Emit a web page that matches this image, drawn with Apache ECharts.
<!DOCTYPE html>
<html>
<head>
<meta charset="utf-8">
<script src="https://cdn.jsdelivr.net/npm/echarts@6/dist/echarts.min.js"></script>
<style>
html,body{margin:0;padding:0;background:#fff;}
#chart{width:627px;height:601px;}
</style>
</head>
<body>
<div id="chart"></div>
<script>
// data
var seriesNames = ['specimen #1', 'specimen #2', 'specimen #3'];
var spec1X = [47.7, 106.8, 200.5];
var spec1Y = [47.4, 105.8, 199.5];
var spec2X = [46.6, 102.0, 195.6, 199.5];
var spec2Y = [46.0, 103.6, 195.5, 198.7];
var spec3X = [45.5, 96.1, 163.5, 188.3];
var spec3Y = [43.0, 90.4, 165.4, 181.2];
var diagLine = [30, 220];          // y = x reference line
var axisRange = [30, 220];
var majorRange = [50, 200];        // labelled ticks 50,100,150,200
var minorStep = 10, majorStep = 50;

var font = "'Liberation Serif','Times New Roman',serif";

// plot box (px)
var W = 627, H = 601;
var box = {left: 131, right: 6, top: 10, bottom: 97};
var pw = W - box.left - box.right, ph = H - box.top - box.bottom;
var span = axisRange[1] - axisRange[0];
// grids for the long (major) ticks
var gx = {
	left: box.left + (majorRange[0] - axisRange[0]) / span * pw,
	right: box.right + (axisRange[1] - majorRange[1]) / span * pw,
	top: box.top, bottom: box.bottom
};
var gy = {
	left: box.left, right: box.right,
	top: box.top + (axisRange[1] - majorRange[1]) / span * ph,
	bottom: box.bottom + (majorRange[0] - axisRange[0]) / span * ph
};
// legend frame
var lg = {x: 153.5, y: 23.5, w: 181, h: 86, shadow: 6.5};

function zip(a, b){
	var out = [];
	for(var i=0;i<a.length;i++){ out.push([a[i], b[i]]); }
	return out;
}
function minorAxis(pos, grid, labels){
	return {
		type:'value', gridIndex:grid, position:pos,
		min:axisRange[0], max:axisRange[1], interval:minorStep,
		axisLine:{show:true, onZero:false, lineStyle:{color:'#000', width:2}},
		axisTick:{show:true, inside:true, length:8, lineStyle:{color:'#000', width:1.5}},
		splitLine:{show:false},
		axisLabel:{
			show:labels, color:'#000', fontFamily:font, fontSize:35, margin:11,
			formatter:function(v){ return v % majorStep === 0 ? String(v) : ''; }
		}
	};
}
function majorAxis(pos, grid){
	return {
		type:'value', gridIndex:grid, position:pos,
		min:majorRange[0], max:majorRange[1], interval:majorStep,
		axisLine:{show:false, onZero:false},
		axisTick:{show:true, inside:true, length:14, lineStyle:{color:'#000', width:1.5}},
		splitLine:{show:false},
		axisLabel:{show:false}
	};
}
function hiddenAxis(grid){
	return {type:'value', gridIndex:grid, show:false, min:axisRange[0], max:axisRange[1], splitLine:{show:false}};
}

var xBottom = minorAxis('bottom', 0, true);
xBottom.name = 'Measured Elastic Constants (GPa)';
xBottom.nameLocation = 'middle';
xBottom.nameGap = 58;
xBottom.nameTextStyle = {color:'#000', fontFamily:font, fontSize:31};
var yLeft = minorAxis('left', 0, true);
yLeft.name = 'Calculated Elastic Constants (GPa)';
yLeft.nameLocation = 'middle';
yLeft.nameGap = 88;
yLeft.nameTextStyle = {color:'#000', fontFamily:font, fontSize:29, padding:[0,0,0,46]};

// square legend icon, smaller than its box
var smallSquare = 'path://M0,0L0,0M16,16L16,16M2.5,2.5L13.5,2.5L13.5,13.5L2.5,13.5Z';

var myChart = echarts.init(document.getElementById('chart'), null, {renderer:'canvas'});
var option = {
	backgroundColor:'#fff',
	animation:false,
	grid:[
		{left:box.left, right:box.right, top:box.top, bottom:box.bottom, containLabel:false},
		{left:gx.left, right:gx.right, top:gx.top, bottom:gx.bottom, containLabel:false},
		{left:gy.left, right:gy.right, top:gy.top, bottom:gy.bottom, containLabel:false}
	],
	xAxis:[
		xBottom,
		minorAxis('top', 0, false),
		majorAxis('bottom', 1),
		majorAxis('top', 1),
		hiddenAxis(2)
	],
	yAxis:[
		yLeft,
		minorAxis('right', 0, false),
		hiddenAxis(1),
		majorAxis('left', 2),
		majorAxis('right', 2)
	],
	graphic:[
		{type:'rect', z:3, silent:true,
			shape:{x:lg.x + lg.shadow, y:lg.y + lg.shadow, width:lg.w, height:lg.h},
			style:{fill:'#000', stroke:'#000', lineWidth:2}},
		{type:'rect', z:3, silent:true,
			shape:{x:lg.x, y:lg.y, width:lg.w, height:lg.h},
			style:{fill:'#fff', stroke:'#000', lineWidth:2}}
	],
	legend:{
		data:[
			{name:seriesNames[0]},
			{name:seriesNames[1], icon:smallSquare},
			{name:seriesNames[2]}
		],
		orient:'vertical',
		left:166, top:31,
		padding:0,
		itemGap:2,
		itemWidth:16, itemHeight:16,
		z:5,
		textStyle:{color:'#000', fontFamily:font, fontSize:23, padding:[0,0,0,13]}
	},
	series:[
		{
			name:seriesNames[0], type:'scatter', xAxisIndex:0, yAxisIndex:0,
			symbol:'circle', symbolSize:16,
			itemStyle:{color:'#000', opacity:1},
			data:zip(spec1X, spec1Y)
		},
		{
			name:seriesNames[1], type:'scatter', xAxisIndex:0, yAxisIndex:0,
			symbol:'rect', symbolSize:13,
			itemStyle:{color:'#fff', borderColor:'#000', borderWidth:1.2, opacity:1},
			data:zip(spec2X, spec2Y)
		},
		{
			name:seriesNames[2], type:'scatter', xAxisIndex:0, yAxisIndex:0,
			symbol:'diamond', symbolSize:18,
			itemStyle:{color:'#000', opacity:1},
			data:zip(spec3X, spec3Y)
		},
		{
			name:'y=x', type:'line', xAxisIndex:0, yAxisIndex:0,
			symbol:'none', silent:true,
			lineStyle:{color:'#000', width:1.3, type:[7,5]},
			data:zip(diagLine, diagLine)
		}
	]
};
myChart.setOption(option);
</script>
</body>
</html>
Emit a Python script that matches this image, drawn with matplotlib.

※

- _GIVEN EXERCISE_: Quote every record above exactly.

- _THE RESULT_:
Emit a web page that matches this image, drawn with Apache ECharts.
<!DOCTYPE html>
<html>
<head>
<meta charset="utf-8">
<script src="https://cdn.jsdelivr.net/npm/echarts@6/dist/echarts.min.js"></script>
<style>
html,body{margin:0;padding:0;background:#fff;}
#chart{width:627px;height:601px;}
</style>
</head>
<body>
<div id="chart"></div>
<script>
// data
var seriesNames = ['specimen #1', 'specimen #2', 'specimen #3'];
var spec1X = [47.7, 106.8, 200.5];
var spec1Y = [47.4, 105.8, 199.5];
var spec2X = [46.6, 102.0, 195.6, 199.5];
var spec2Y = [46.0, 103.6, 195.5, 198.7];
var spec3X = [45.5, 96.1, 163.5, 188.3];
var spec3Y = [43.0, 90.4, 165.4, 181.2];
var diagLine = [30, 220];          // y = x reference line
var axisRange = [30, 220];
var majorRange = [50, 200];        // labelled ticks 50,100,150,200
var minorStep = 10, majorStep = 50;

var font = "'Liberation Serif','Times New Roman',serif";

// plot box (px)
var W = 627, H = 601;
var box = {left: 131, right: 6, top: 10, bottom: 97};
var pw = W - box.left - box.right, ph = H - box.top - box.bottom;
var span = axisRange[1] - axisRange[0];
// grids for the long (major) ticks
var gx = {
	left: box.left + (majorRange[0] - axisRange[0]) / span * pw,
	right: box.right + (axisRange[1] - majorRange[1]) / span * pw,
	top: box.top, bottom: box.bottom
};
var gy = {
	left: box.left, right: box.right,
	top: box.top + (axisRange[1] - majorRange[1]) / span * ph,
	bottom: box.bottom + (majorRange[0] - axisRange[0]) / span * ph
};
// legend frame
var lg = {x: 153.5, y: 23.5, w: 181, h: 86, shadow: 6.5};

function zip(a, b){
	var out = [];
	for(var i=0;i<a.length;i++){ out.push([a[i], b[i]]); }
	return out;
}
function minorAxis(pos, grid, labels){
	return {
		type:'value', gridIndex:grid, position:pos,
		min:axisRange[0], max:axisRange[1], interval:minorStep,
		axisLine:{show:true, onZero:false, lineStyle:{color:'#000', width:2}},
		axisTick:{show:true, inside:true, length:8, lineStyle:{color:'#000', width:1.5}},
		splitLine:{show:false},
		axisLabel:{
			show:labels, color:'#000', fontFamily:font, fontSize:35, margin:11,
			formatter:function(v){ return v % majorStep === 0 ? String(v) : ''; }
		}
	};
}
function majorAxis(pos, grid){
	return {
		type:'value', gridIndex:grid, position:pos,
		min:majorRange[0], max:majorRange[1], interval:majorStep,
		axisLine:{show:false, onZero:false},
		axisTick:{show:true, inside:true, length:14, lineStyle:{color:'#000', width:1.5}},
		splitLine:{show:false},
		axisLabel:{show:false}
	};
}
function hiddenAxis(grid){
	return {type:'value', gridIndex:grid, show:false, min:axisRange[0], max:axisRange[1], splitLine:{show:false}};
}

var xBottom = minorAxis('bottom', 0, true);
xBottom.name = 'Measured Elastic Constants (GPa)';
xBottom.nameLocation = 'middle';
xBottom.nameGap = 58;
xBottom.nameTextStyle = {color:'#000', fontFamily:font, fontSize:31};
var yLeft = minorAxis('left', 0, true);
yLeft.name = 'Calculated Elastic Constants (GPa)';
yLeft.nameLocation = 'middle';
yLeft.nameGap = 88;
yLeft.nameTextStyle = {color:'#000', fontFamily:font, fontSize:29, padding:[0,0,0,46]};

// square legend icon, smaller than its box
var smallSquare = 'path://M0,0L0,0M16,16L16,16M2.5,2.5L13.5,2.5L13.5,13.5L2.5,13.5Z';

var myChart = echarts.init(document.getElementById('chart'), null, {renderer:'canvas'});
var option = {
	backgroundColor:'#fff',
	animation:false,
	grid:[
		{left:box.left, right:box.right, top:box.top, bottom:box.bottom, containLabel:false},
		{left:gx.left, right:gx.right, top:gx.top, bottom:gx.bottom, containLabel:false},
		{left:gy.left, right:gy.right, top:gy.top, bottom:gy.bottom, containLabel:false}
	],
	xAxis:[
		xBottom,
		minorAxis('top', 0, false),
		majorAxis('bottom', 1),
		majorAxis('top', 1),
		hiddenAxis(2)
	],
	yAxis:[
		yLeft,
		minorAxis('right', 0, false),
		hiddenAxis(1),
		majorAxis('left', 2),
		majorAxis('right', 2)
	],
	graphic:[
		{type:'rect', z:3, silent:true,
			shape:{x:lg.x + lg.shadow, y:lg.y + lg.shadow, width:lg.w, height:lg.h},
			style:{fill:'#000', stroke:'#000', lineWidth:2}},
		{type:'rect', z:3, silent:true,
			shape:{x:lg.x, y:lg.y, width:lg.w, height:lg.h},
			style:{fill:'#fff', stroke:'#000', lineWidth:2}}
	],
	legend:{
		data:[
			{name:seriesNames[0]},
			{name:seriesNames[1], icon:smallSquare},
			{name:seriesNames[2]}
		],
		orient:'vertical',
		left:166, top:31,
		padding:0,
		itemGap:2,
		itemWidth:16, itemHeight:16,
		z:5,
		textStyle:{color:'#000', fontFamily:font, fontSize:23, padding:[0,0,0,13]}
	},
	series:[
		{
			name:seriesNames[0], type:'scatter', xAxisIndex:0, yAxisIndex:0,
			symbol:'circle', symbolSize:16,
			itemStyle:{color:'#000', opacity:1},
			data:zip(spec1X, spec1Y)
		},
		{
			name:seriesNames[1], type:'scatter', xAxisIndex:0, yAxisIndex:0,
			symbol:'rect', symbolSize:13,
			itemStyle:{color:'#fff', borderColor:'#000', borderWidth:1.2, opacity:1},
			data:zip(spec2X, spec2Y)
		},
		{
			name:seriesNames[2], type:'scatter', xAxisIndex:0, yAxisIndex:0,
			symbol:'diamond', symbolSize:18,
			itemStyle:{color:'#000', opacity:1},
			data:zip(spec3X, spec3Y)
		},
		{
			name:'y=x', type:'line', xAxisIndex:0, yAxisIndex:0,
			symbol:'none', silent:true,
			lineStyle:{color:'#000', width:1.3, type:[7,5]},
			data:zip(diagLine, diagLine)
		}
	]
};
myChart.setOption(option);
</script>
</body>
</html>
Emit a Python script that matches this image, drawn with matplotlib.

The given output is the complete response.